* start *

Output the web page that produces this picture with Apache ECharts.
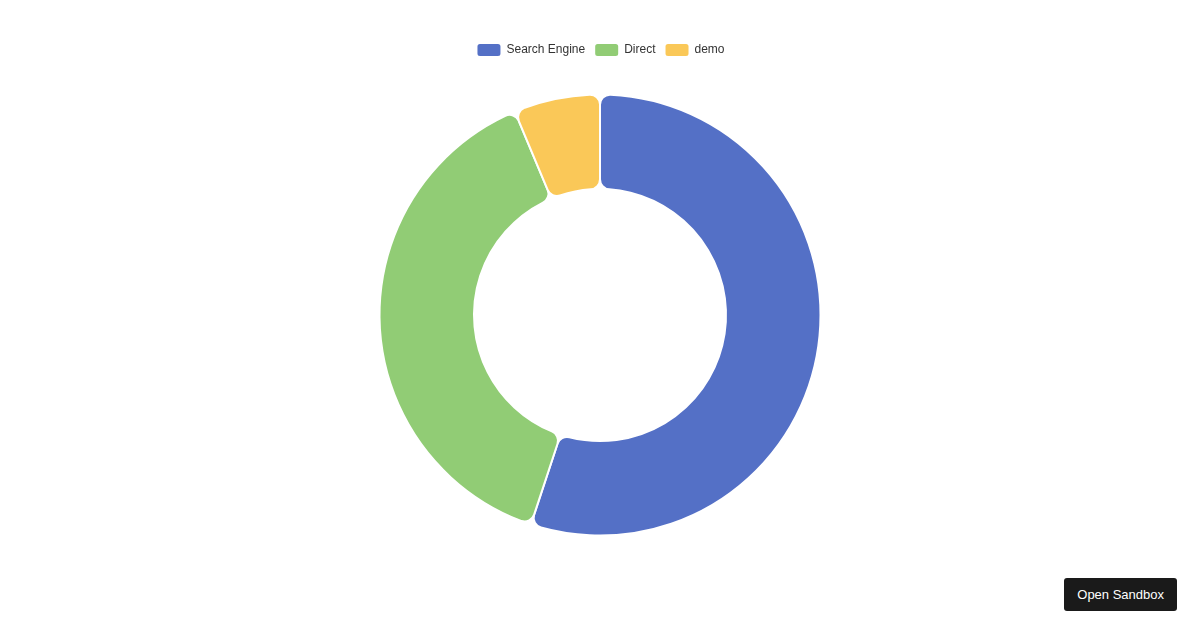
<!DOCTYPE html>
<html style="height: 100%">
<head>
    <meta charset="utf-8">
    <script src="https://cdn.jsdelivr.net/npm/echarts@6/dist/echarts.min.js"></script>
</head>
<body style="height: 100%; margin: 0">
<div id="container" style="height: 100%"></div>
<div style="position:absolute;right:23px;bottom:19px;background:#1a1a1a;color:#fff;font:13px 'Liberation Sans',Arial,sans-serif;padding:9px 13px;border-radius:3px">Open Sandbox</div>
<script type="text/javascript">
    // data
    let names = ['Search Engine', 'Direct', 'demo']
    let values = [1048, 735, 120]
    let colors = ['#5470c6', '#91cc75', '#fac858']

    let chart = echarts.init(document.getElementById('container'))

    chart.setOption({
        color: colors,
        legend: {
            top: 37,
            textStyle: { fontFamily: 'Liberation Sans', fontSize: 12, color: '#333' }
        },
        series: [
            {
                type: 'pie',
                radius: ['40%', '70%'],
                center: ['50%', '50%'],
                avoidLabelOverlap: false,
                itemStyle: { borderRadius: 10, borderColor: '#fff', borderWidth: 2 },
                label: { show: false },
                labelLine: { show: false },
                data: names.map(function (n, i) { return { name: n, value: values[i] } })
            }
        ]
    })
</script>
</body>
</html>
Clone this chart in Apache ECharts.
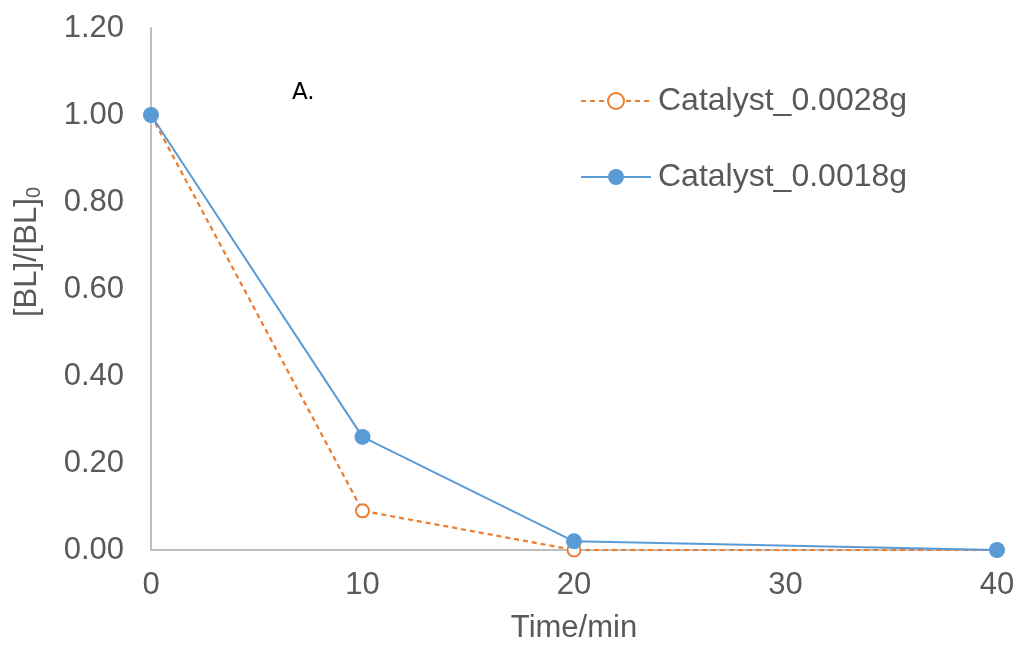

* end *

## Exercise
Transcribe the material exactly, and leave out whatever pictures it holds.

## Output for this task
Output the web page that produces this picture with Apache ECharts.
<!DOCTYPE html>
<html style="height: 100%">
<head>
    <meta charset="utf-8">
    <script src="https://cdn.jsdelivr.net/npm/echarts@6/dist/echarts.min.js"></script>
</head>
<body style="height: 100%; margin: 0">
<div id="container" style="height: 100%"></div>
<div style="position:absolute;right:23px;bottom:19px;background:#1a1a1a;color:#fff;font:13px 'Liberation Sans',Arial,sans-serif;padding:9px 13px;border-radius:3px">Open Sandbox</div>
<script type="text/javascript">
    // data
    let names = ['Search Engine', 'Direct', 'demo']
    let values = [1048, 735, 120]
    let colors = ['#5470c6', '#91cc75', '#fac858']

    let chart = echarts.init(document.getElementById('container'))

    chart.setOption({
        color: colors,
        legend: {
            top: 37,
            textStyle: { fontFamily: 'Liberation Sans', fontSize: 12, color: '#333' }
        },
        series: [
            {
                type: 'pie',
                radius: ['40%', '70%'],
                center: ['50%', '50%'],
                avoidLabelOverlap: false,
                itemStyle: { borderRadius: 10, borderColor: '#fff', borderWidth: 2 },
                label: { show: false },
                labelLine: { show: false },
                data: names.map(function (n, i) { return { name: n, value: values[i] } })
            }
        ]
    })
</script>
</body>
</html>
Clone this chart in Apache ECharts.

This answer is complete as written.